Don't understand your comment regarding less than max loads always flattening primers. There are LOTS of factors other than pressure that lead to flat primers but pressure along should not flatten any brand of SR primer at the maximum SAAMI pressures for the .223 Rem. Now that's now to say that you can fill the case up with just any powder and it be a less than max load because the case isn't full yet. But no book load should flatten primers just based on pressure alone.
Primer condition is just not an acceptable way of determining what pressure your load is generating.
I follow the reloading book to the letter. I don't use miltary brass but I sure get the flat primer thing if I get very close to a max load. Its always concerned me so I just shoot it a few fps less. Now the the quirckey part of this is I can load my 7mm tcu up fairly much to max and I have no tough expraction or appreciateble flatten primers. But I am still lost on how you can get nearly as much velocity out of the 7mm tcu as you can the 223. It's the same damn case, doesn't case capacity and mean anything, why doesn't the 223 go faster than it does?
I had been looking at much reloading data for the 30-30 Winchester cartridge and the pressures listed were from data that was used with rifles. I suspect that any safe pressure loads listed for any 30-30 weapon would be O.K. for the Contender. Much of this data was from older reloading guides, especially those listing cast bullet data. The cast bullet data is my concern now.

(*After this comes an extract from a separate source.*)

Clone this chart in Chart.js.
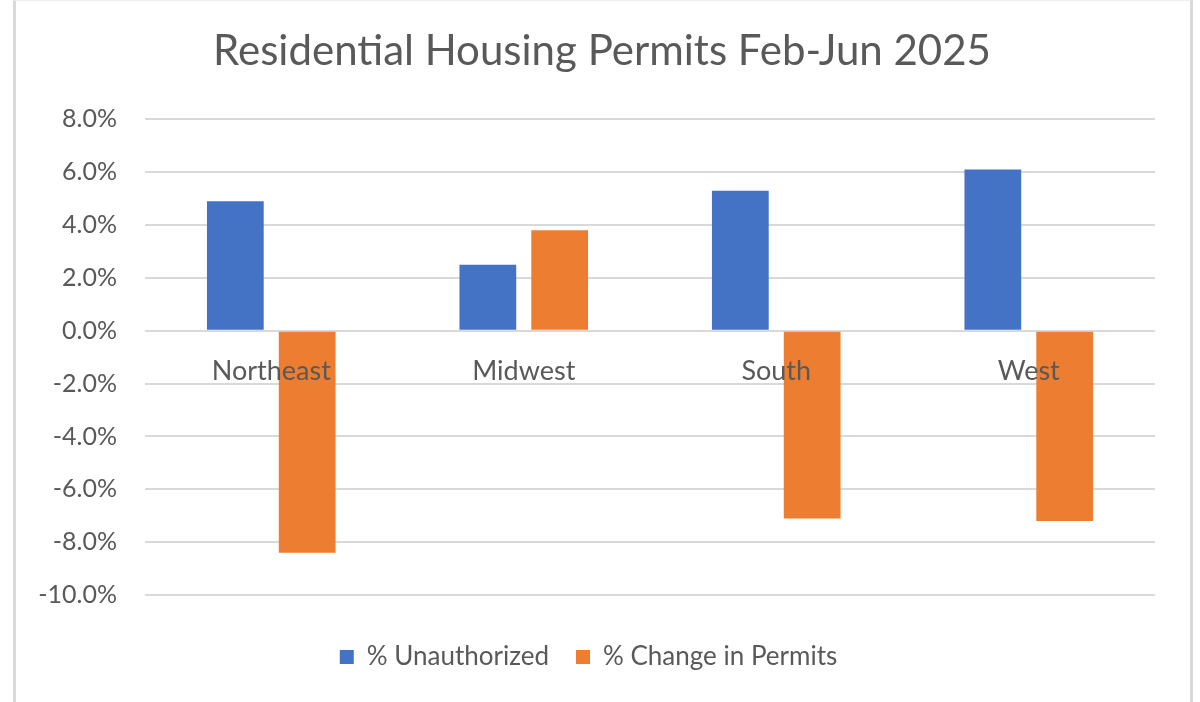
<!DOCTYPE html>
<html>
<head>
<meta charset="utf-8">
<script src="https://cdn.jsdelivr.net/npm/chart.js@4.4.1/dist/chart.umd.min.js"></script>
<style>
  html, body { margin: 0; padding: 0; background: #ffffff; }
  #wrap { position: relative; width: 1200px; height: 702px; }
</style>
</head>
<body>
<div id="wrap"><canvas id="c" width="1200" height="702"></canvas></div>
<script>
const categories = ["Northeast", "Midwest", "South", "West"];
const seriesNames = ["% Unauthorized", "% Change in Permits"];
const unauthorized = [4.9, 2.5, 5.3, 6.1];
const changeInPermits = [-8.4, 3.8, -7.1, -7.2];
const yMin = -10, yMax = 8, yStep = 2;
const titleText = "Residential Housing Permits Feb-Jun 2025";

const FONT = "Lato, 'Open Sans', sans-serif";
const TEXT = "#595959";
const GRID = "#D9D9D9";

const frame = {
  id: "frame",
  beforeDraw(chart) {
    const ctx = chart.ctx;
    ctx.save();
    ctx.fillStyle = "#ffffff";
    ctx.fillRect(0, 0, chart.width, chart.height);
    ctx.strokeStyle = "#D9D9D9";
    ctx.lineWidth = 3;
    ctx.beginPath();
    ctx.moveTo(14.5, 0); ctx.lineTo(14.5, chart.height);
    ctx.moveTo(1191.5, 0); ctx.lineTo(1191.5, chart.height);
    ctx.stroke();
    ctx.strokeStyle = "#EEEEEE";
    ctx.lineWidth = 1;
    ctx.beginPath();
    ctx.moveTo(14, 0.5); ctx.lineTo(1191, 0.5);
    ctx.stroke();
    ctx.restore();
  }
};

// centre title and legend as in the reference
const boxShift = {
  id: "boxShift",
  afterLayout(chart) {
    const t = chart.titleBlock;
    if (t) { t.left = 49; t.right = chart.width - 45; }
    const l = chart.legend;
    if (l) { l.left += 11; l.right += 11; }
  }
};

// Category labels drawn on top of bars, next to the zero line (as in the reference)
const catLabels = {
  id: "catLabels",
  afterDatasetsDraw(chart) {
    const ctx = chart.ctx;
    const xs = chart.scales.x, ys = chart.scales.y;
    const y0 = ys.getPixelForValue(0);
    ctx.save();
    ctx.fillStyle = TEXT;
    ctx.font = "27px " + FONT;
    ctx.textAlign = "center";
    ctx.textBaseline = "middle";
    categories.forEach((c, i) => {
      ctx.fillText(c, xs.getPixelForTick(i), y0 + 41);
    });
    ctx.restore();
  }
};

new Chart(document.getElementById("c"), {
  type: "bar",
  data: {
    labels: categories,
    datasets: [
      { label: seriesNames[0], data: unauthorized, backgroundColor: "#4472C4", borderWidth: 0 },
      { label: seriesNames[1], data: changeInPermits, backgroundColor: "#ED7D31", borderWidth: 0 }
    ]
  },
  options: {
    responsive: false,
    animation: false,
    devicePixelRatio: 1,
    layout: { padding: { left: 0, right: 45, top: 0, bottom: 22 } },
    datasets: { bar: { categoryPercentage: 0.569, barPercentage: 0.79 } },
    plugins: {
      title: {
        display: true,
        text: titleText,
        color: TEXT,
        font: { family: FONT, size: 42, weight: "normal" },
        padding: { top: 26, bottom: 43 }
      },
      legend: {
        position: "bottom",
        title: { display: true, text: " ", font: { size: 10 }, padding: { top: 0, bottom: 10 } },
        labels: {
          color: TEXT,
          font: { family: FONT, size: 26 },
          boxWidth: 14,
          boxHeight: 14,
          padding: 27
        }
      },
      tooltip: { enabled: false }
    },
    scales: {
      x: {
        position: { y: 0 },
        grid: { display: false, drawTicks: false },
        border: { display: false },
        ticks: { display: false }
      },
      y: {
        min: yMin,
        max: yMax,
        afterFit(scale) { scale.width = 145; },
        grid: { color: GRID, lineWidth: 2, drawTicks: false },
        border: { display: false },
        ticks: {
          stepSize: yStep,
          color: TEXT,
          font: { family: FONT, size: 25 },
          padding: 28,
          callback: v => v.toFixed(1) + "%"
        }
      }
    }
  },
  plugins: [frame, boxShift, catLabels]
});
</script>
</body>
</html>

I always reload ammo on the very conservative side. I have actually found most of my best accuracy on the lower end of reloading data with about every caliber I reload. The only exception is a Model 70 in 270 Winchester caliber. It likes maximum loads in bullets of 140 or greater grains in weight. (Except with cast bullets!!) Thanks again...BCB
If TC says 39,000 is the safe limit for the 30-30 case should I throw away my 30 Herrett and 357 Herrett barrels? The loadings on both are in the 39-45,000 cup range per the IMR website. Why is TC building barrels for which the chambering their in is UNSAFE?
Think I better call TC
I wouldn't get down on T/C for offering the Herret barrels. When they offer a wildcat barrel, theyhave absolutely no control over what type of data the re-loading companies offer for the round. So long as you don't push your herrets to the limit, you should have absolutely no problems with the rounds.
The Herret's are not only historic contender rounds, but they still perform near the top of the heap of more recent rounds, when used in 10" barrels. I still kinda regret having sold my 357 Herret to Graybeard, especially after he told me how well he was able to make it shoot with the 200 gr cast bullets I sent with it. I also have a set of 30 Herret dies and a mess of thutty thutty brass waiting for the day I get a 30 Herret barrel.

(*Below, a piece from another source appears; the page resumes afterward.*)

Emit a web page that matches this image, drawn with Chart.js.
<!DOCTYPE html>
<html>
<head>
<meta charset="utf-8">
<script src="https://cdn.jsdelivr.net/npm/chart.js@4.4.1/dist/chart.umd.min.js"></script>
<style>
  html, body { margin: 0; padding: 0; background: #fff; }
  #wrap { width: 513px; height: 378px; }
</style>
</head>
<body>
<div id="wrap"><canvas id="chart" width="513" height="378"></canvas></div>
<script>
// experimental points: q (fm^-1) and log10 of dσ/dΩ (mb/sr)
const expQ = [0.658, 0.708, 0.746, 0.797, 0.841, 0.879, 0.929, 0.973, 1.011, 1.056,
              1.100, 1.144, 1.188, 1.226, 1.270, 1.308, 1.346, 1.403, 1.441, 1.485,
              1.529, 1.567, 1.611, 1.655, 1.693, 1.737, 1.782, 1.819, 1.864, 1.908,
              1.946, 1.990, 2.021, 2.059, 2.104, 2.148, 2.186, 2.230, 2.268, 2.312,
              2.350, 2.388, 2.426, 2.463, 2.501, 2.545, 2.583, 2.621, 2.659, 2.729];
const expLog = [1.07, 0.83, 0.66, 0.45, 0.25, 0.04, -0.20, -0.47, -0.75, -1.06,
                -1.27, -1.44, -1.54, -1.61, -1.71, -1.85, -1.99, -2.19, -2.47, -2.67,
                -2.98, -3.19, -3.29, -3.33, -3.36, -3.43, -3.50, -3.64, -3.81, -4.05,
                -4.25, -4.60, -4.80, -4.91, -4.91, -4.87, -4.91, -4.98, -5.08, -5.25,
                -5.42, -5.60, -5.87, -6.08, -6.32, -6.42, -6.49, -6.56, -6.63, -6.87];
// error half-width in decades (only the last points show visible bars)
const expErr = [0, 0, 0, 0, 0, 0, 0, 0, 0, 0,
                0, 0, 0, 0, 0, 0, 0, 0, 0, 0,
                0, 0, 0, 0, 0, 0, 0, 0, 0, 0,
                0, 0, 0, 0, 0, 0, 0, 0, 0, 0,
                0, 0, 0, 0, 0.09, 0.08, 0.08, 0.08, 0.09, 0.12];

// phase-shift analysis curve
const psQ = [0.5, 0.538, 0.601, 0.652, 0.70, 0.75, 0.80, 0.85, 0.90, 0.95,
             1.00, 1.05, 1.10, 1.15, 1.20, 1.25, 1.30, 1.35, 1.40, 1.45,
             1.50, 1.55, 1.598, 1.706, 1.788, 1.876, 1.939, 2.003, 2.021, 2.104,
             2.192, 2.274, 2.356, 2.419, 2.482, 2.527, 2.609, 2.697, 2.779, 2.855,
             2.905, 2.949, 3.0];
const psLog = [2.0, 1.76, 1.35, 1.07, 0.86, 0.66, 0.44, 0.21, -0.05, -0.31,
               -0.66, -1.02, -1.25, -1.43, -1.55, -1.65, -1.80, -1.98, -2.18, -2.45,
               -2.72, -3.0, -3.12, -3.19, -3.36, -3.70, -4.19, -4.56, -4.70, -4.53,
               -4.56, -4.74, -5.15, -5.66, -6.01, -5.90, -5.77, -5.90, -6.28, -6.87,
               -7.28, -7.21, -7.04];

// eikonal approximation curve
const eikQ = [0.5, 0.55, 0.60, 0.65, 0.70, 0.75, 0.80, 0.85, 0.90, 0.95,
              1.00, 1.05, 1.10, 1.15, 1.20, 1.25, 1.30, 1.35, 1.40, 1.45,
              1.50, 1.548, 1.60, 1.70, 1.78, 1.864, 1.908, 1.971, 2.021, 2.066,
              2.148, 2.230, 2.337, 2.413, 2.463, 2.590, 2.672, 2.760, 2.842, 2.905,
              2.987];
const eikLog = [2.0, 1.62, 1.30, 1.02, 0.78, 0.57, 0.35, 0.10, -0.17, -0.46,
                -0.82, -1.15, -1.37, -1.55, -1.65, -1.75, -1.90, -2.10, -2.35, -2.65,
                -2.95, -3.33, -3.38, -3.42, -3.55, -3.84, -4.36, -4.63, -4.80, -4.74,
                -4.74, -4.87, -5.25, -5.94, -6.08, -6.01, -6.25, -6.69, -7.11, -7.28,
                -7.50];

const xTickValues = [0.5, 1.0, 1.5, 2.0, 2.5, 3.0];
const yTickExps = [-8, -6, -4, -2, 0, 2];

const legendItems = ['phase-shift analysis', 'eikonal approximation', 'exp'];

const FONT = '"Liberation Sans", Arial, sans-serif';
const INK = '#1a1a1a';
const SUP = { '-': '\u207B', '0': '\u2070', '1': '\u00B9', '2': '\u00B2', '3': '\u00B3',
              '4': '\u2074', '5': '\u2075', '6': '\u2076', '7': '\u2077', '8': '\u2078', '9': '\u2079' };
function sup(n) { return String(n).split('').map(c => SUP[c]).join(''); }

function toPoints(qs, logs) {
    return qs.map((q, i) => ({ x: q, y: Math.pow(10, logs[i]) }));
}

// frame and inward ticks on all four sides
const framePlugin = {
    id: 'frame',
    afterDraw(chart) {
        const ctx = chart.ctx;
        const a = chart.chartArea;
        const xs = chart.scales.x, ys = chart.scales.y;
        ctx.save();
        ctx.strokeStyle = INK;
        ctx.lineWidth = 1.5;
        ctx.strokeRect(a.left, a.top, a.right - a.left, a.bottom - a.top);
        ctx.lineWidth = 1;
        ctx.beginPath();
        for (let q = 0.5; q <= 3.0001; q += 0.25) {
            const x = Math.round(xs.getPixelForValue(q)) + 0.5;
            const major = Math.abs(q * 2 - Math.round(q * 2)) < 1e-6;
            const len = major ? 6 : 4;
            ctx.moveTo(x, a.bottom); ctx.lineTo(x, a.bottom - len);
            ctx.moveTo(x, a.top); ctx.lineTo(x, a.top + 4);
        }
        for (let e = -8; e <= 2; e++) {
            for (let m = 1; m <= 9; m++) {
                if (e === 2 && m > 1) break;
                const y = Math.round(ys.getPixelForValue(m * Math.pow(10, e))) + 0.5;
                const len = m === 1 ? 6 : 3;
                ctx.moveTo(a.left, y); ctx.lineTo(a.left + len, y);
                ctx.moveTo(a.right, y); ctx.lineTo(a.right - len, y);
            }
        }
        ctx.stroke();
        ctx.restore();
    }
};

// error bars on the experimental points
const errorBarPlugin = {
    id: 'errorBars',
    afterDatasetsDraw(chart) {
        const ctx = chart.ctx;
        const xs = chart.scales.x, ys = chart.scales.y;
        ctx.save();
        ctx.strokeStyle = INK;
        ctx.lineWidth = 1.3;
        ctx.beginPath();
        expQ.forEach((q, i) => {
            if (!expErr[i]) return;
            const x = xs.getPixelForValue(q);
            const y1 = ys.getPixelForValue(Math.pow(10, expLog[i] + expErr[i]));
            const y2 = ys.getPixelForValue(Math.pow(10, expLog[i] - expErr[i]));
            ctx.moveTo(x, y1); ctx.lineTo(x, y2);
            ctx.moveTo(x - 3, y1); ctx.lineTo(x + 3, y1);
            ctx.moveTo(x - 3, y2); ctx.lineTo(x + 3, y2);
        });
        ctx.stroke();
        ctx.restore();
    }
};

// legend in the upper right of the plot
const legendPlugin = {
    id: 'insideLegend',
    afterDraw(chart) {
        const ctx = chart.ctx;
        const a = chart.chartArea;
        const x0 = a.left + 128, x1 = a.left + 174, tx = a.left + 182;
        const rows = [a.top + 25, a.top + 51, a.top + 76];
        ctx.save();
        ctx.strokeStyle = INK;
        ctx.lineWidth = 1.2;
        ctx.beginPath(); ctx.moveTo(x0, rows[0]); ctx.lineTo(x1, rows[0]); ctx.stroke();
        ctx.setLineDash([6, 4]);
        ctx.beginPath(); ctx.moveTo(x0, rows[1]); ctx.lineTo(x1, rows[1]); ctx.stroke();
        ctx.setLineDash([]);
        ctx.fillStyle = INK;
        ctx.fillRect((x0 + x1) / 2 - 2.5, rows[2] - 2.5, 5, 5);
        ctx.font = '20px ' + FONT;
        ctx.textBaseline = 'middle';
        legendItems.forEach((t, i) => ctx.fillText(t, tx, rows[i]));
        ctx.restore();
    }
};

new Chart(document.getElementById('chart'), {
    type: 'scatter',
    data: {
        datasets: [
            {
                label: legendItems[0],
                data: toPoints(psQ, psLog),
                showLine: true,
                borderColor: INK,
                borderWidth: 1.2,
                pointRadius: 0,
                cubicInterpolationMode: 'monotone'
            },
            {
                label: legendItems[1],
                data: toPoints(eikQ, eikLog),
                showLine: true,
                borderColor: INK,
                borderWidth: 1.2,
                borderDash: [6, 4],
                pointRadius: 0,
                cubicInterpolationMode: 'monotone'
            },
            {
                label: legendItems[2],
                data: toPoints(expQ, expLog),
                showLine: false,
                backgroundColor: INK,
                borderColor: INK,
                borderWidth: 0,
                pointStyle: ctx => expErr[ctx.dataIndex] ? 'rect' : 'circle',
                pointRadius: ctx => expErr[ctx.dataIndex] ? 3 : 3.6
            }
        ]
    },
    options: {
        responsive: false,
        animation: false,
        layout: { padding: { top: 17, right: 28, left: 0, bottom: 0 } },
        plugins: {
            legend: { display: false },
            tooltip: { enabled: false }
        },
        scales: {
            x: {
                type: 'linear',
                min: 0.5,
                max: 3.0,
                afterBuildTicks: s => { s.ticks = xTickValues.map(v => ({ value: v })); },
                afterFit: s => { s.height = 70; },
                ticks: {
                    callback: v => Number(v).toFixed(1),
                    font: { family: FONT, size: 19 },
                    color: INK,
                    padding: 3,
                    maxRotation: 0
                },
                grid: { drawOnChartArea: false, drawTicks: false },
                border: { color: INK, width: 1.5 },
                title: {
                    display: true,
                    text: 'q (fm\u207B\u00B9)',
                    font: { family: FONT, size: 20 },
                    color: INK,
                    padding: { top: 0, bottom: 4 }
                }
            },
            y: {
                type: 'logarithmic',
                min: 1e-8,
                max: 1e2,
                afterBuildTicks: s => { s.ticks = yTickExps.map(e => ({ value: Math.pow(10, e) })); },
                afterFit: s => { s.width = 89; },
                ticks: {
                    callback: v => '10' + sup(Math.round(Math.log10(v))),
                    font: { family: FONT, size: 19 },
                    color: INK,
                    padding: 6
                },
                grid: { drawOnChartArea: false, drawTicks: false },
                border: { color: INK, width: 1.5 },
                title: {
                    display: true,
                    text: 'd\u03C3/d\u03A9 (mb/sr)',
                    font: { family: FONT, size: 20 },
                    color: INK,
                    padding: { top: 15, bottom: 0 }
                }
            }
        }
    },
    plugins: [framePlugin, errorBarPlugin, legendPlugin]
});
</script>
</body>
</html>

Is there any chance that we are all getting stuck in conversions factors between CUP and PSI? They aren't the same, maybe that is where the differences lie? Unfortunately, I'm underway and don't have access to my reloading library.
I do not understand. Why would you NOT be able to use any Book load listed for a TC handgun?
Why would the Book loadings be ABOVE the safe pressures for the Herretts?
Something is not right about this.
You should NOT have to worry about a Book loading for a HERRETT being above the recomended CUP PSI for a TC round.
Still no answer from TC
Maybe the Cup range is up to 45,000 cup for a 30-30 type round
Not the listed above 39,000?
They all measure the pressure generated in the chamber. The pressure is the same. What is being recorded is DIFFERENT. The CUP and LUP record the total IMPULSE of the pressure. The Peizo-electric crystal records the entire event of the time / pressure curve. (in the lab)
The difference becomes easier to see when you take into consideration that the lead or copper pellet (crusher) has a minimum yield strength and the crystal has a larger window of sensitivity. The crusher method is calibrated with a "standard" pressure round and results are compared to this "standard". The Peizo method is calibrated with the same "standard" round and the results are compared to it as well. Without knowing the specific pressures of each let's say that the copper crusher begins to yield at 15000 psi and continues to deform at a graduated rate to 75000 psi. The ONLY part of the pressure that can deform the pellet is the time that pressures are over 15000 psi and above it for long enough to deform the pellet. (it does take time) - So if the pressure peaks at 75000 psi but only stays above 15000 for .00075 seconds it could give a lower reading than a load that peaks at 50000 psi but stays above 15000 psi for .0015 seconds. With the peizo- crystal method it will show the entire pressure rise to peak - the length of peak and the drop in pressure all over time.
I am familiar with peizo-electric pressure sensors and know that they are sensitive enough to register less than 500 psi increments (yes five hundred) and I know that they register in increments of less than .001 ms.
I believe that the peizo systems give a better idea of what is actually going on in the chamber of a weapon and may be one reason that some loads have been reduced over the last few years.
The question has been raised whether they can be compared. Yes they can be compared BUT not with the information given in the loading manuals. In order to compare the two values you have to know what the yield strength of the crusher was and the entire curve of the pressure over time. You can then "clip" the peizo data and calculate the time to deform the crusher and come up with an accurate comparison. Do we need the comparison? NO! If we can trust the data given to us in the manuals then all we have to do is work the load up, carefully as we have always done, and find the best load for our weapon.